Why "The Grind" Is Often a Trap
We live in a culture that fetishizes being busy. If you aren't stressed, you aren't trying, right? Wrong.
Burnout is a real thing, and it's the enemy of a meaningful life. When you're constantly in "survival mode," your prefrontal cortex—the part of your brain responsible for empathy and long-term planning—basically shuts down. You can't be a good friend, a good parent, or a creative thinker when you're running on five hours of sleep and three cups of coffee.
The most successful people I know aren't the ones working 100 hours a week; they're the ones who have figured out how to integrate their work into a life that also includes rest, play, and community.
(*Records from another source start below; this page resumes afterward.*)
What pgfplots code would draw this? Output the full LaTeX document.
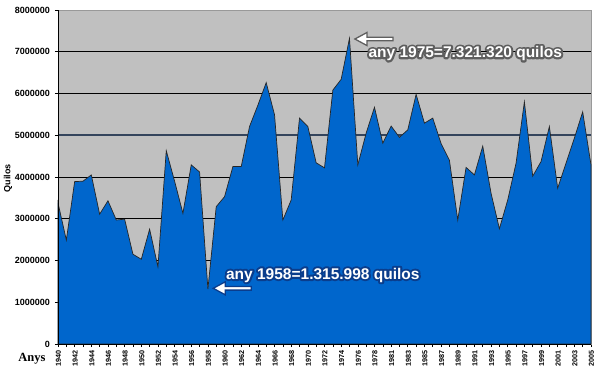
\documentclass[border=0pt]{standalone}
\usepackage{fontspec}
\setmainfont{Liberation Sans}
\newfontfamily\serifbold{Liberation Serif}
\usepackage{pgfplots}
\pgfplotsset{compat=1.18}
\definecolor{areablue}{RGB}{0,102,204}
\definecolor{plotgray}{RGB}{192,192,192}
\definecolor{slateline}{RGB}{52,68,92}
\definecolor{glowgray}{RGB}{95,95,95}
\definecolor{glowblue}{RGB}{10,60,140}
% #1 = stroke colour as "r g b", #2 = text
\newcommand{\strokedtext}[2]{%
  \special{pdf:literal direct 2 Tr 4 w 1 j #1 RG #1 rg}#2\special{pdf:literal direct 0 Tr 1 w}}
\begin{document}
\begin{tikzpicture}
\begin{axis}[
  name=ax,
  scale only axis,
  width=533pt, height=334pt,
  xmin=0, xmax=64, ymin=0, ymax=8000000,
  axis background/.style={fill=plotgray},
  axis line style={draw=gray!80},
  xtick={0,...,64},
  xticklabels={1940,,1942,,1944,,1946,,1948,,1950,,1952,,1954,,1956,,1958,,1960,,1962,,1964,,1966,,1968,,1970,,1972,,1974,,1976,,1978,,1981,,1983,,1985,,1987,,1989,,1991,,1993,,1995,,1997,,1999,,2001,,2003,,2005},
  x tick label style={rotate=90, anchor=east, font=\bfseries\fontsize{7.2}{8}\selectfont, yshift=-0.5pt},
  ytick={0,1000000,...,8000000},
  scaled y ticks=false,
  y tick label style={font=\bfseries\fontsize{9}{10}\selectfont, /pgf/number format/fixed, /pgf/number format/1000 sep={}, xshift=-1.5pt},
  /pgf/number format/assume math mode=true,
  tick align=outside,
  xtick pos=bottom, ytick pos=left,
  major tick length=3pt,
  tick style={black, line width=0.6pt},
  ymajorgrids,
  grid style={black, line width=0.7pt},
  extra y ticks={5000000},
  extra y tick labels={},
  extra y tick style={grid style={slateline, line width=1.6pt}},
  clip=false,
]
\addplot[fill=areablue, draw=black!85, line width=0.7pt] table[x=i, y=v] {
i v
0 3380000
1 2490000
2 3890000
3 3900000
4 4050000
5 3110000
6 3430000
7 2970000
8 2990000
9 2150000
10 2030000
11 2750000
12 1850000
13 4630000
14 3900000
15 3130000
16 4290000
17 4120000
18 1315998
19 3290000
20 3530000
21 4250000
22 4250000
23 5210000
24 5720000
25 6260000
26 5490000
27 2970000
28 3450000
29 5410000
30 5210000
31 4340000
32 4220000
33 6080000
34 6340000
35 7321320
36 4290000
37 5050000
38 5670000
39 4810000
40 5220000
41 4950000
42 5130000
43 5980000
44 5290000
45 5410000
46 4800000
47 4400000
48 2970000
49 4230000
50 4050000
51 4740000
52 3610000
53 2760000
54 3450000
55 4330000
56 5800000
57 4020000
58 4370000
59 5210000
60 3730000
61 4330000
62 4930000
63 5560000
64 4290000
} \closedcycle;
\draw[black, line width=0.8pt] (rel axis cs:0,1) -- (rel axis cs:0,0) -- (rel axis cs:1,0);
% arrows
\filldraw[fill=white, draw=glowgray, line width=1.3pt] (axis cs:35.65,7305000) -- ++(12pt,6.5pt) -- ++(0,-4.7pt) -- ++(26pt,0) -- ++(0,-3.6pt) -- ++(-26pt,0) -- ++(0,-4.7pt) -- cycle;
\filldraw[fill=white, draw=glowblue, line width=1.3pt] (axis cs:18.64,1334000) -- ++(12pt,6.5pt) -- ++(0,-4.7pt) -- ++(26pt,0) -- ++(0,-3.6pt) -- ++(-26pt,0) -- ++(0,-4.7pt) -- cycle;
% annotations: glow layer, then white text
\node[font=\bfseries\fontsize{15.5}{16}\selectfont, inner sep=0pt] at (axis cs:48.9,6962000) {\strokedtext{0.37 0.37 0.37}{any 1975=7.321.320 quilos}};
\node[text=white, font=\bfseries\fontsize{15.5}{16}\selectfont, inner sep=0pt] at (axis cs:48.9,6962000) {any 1975=7.321.320 quilos};
\node[font=\bfseries\fontsize{15.5}{16}\selectfont, inner sep=0pt] at (axis cs:31.8,1653000) {\strokedtext{0.04 0.24 0.55}{any 1958=1.315.998 quilos}};
\node[text=white, font=\bfseries\fontsize{15.5}{16}\selectfont, inner sep=0pt] at (axis cs:31.8,1653000) {any 1958=1.315.998 quilos};
\end{axis}
\node[rotate=90, font=\bfseries\fontsize{9}{10}\selectfont] at (-50pt,166pt) {Quilos};
\node[font=\serifbold\bfseries\fontsize{12.5}{14}\selectfont] at (-26pt,-15pt) {Anys};
\pgfresetboundingbox
\path (-58pt,-29pt) rectangle (543pt,344pt);
\end{tikzpicture}
\end{document}
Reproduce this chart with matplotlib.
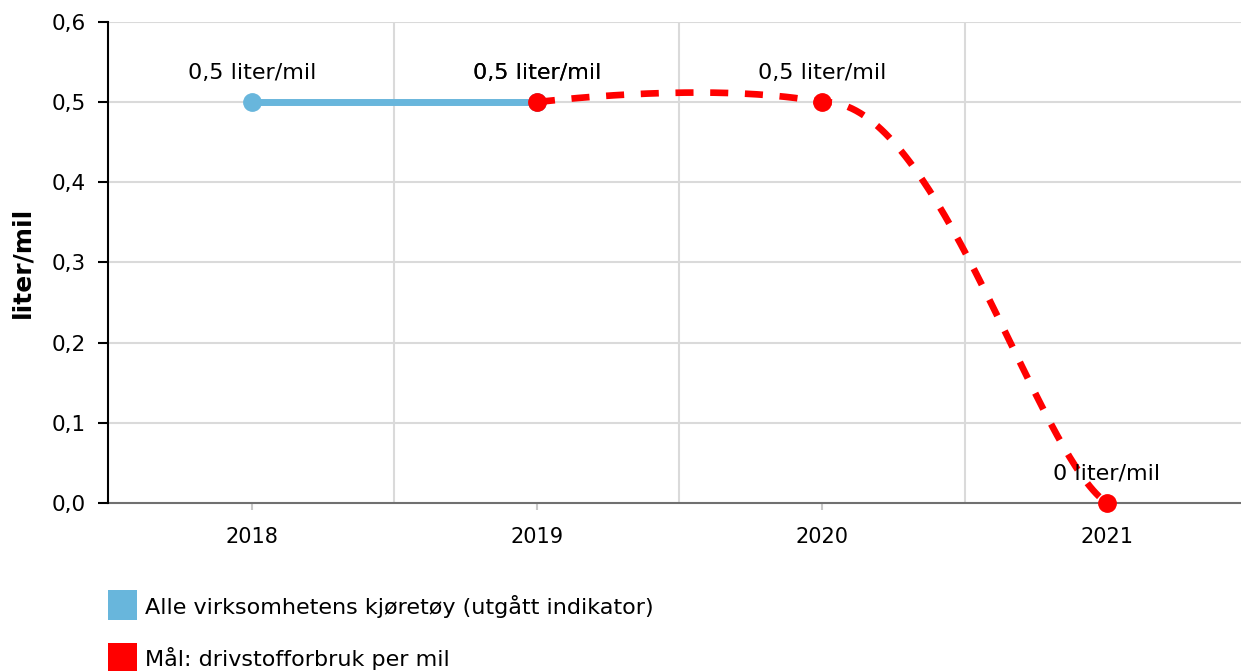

Comparison: The Thief of Everything
Social media has basically nuked our ability to enjoy our own lives. We aren't comparing ourselves to our neighbors anymore; we're comparing our "behind-the-scenes" footage to everyone else's "highlight reel."
Leon Festinger’s Social Comparison Theory explains that we determine our own social and personal worth based on how we stack up against others. In the past, you only had to worry about the guy next door. Now, you’re comparing your Tuesday morning to a billionaire’s vacation in Amalfi. It makes the good life feel impossible to reach because the goalposts are always moving.
You have to intentionally curate your environment. If your feed makes you feel like your life is "less than," it's not a source of inspiration—it's a source of misery.
Actionable Steps Toward a Better Life
So, how do you actually start living this way? It’s not about a total life overhaul. It’s about small, weirdly specific shifts in how you spend your time.
- The "Deep Work" Audit: Stop multitasking. Cal Newport, a computer science professor, talks about "Deep Work"—the ability to focus without distraction on a cognitively demanding task. Whether it's your job or a hobby, getting into a "flow state" is one of the most satisfying things a human can do. It’s where time disappears. Try to get at least 90 minutes of this every day.
- The 8-Minute Phone Call: A study mentioned by the New York Times suggests that a quick, 8-minute phone call with a friend can significantly boost your mood and theirs. Don't wait for a two-hour dinner date. Just call. Catch up. Hang up. It maintains the "social fitness" Robert Waldinger talks about.
- Practice Voluntary Discomfort: This sounds miserable, but it works. Occasionally skip the luxury. Take a cold shower. Go for a long walk in the rain. Sleep on the floor. Why? Because it resets your "hedonic set point." It makes you appreciate the warm bed and the hot coffee again.
- Define Your "Enough": Sit down and actually write out what "enough" looks like for you. Not what your parents want or what society says. How much money do you actually need? How much free time do you want? If you don't define "enough," you will spend your whole life chasing "more," and "more" is a ghost.
- Micro-Acts of Service: You don't have to start a non-profit. Just be the person who holds the door, who leaves a genuine compliment, or who helps a neighbor with their groceries. It triggers a "helper’s high"—a release of endorphins that makes you feel more connected to the world around you.
Living the good life isn't a trophy you win. It’s a practice. It’s choosing connection over convenience and purpose over pleasure, even when it’s annoying to do so. It’s realizing that you’re already in the middle of your life—this isn't a dress rehearsal. Stop waiting for the "real" life to start. It's happening right now, in the middle of the mess.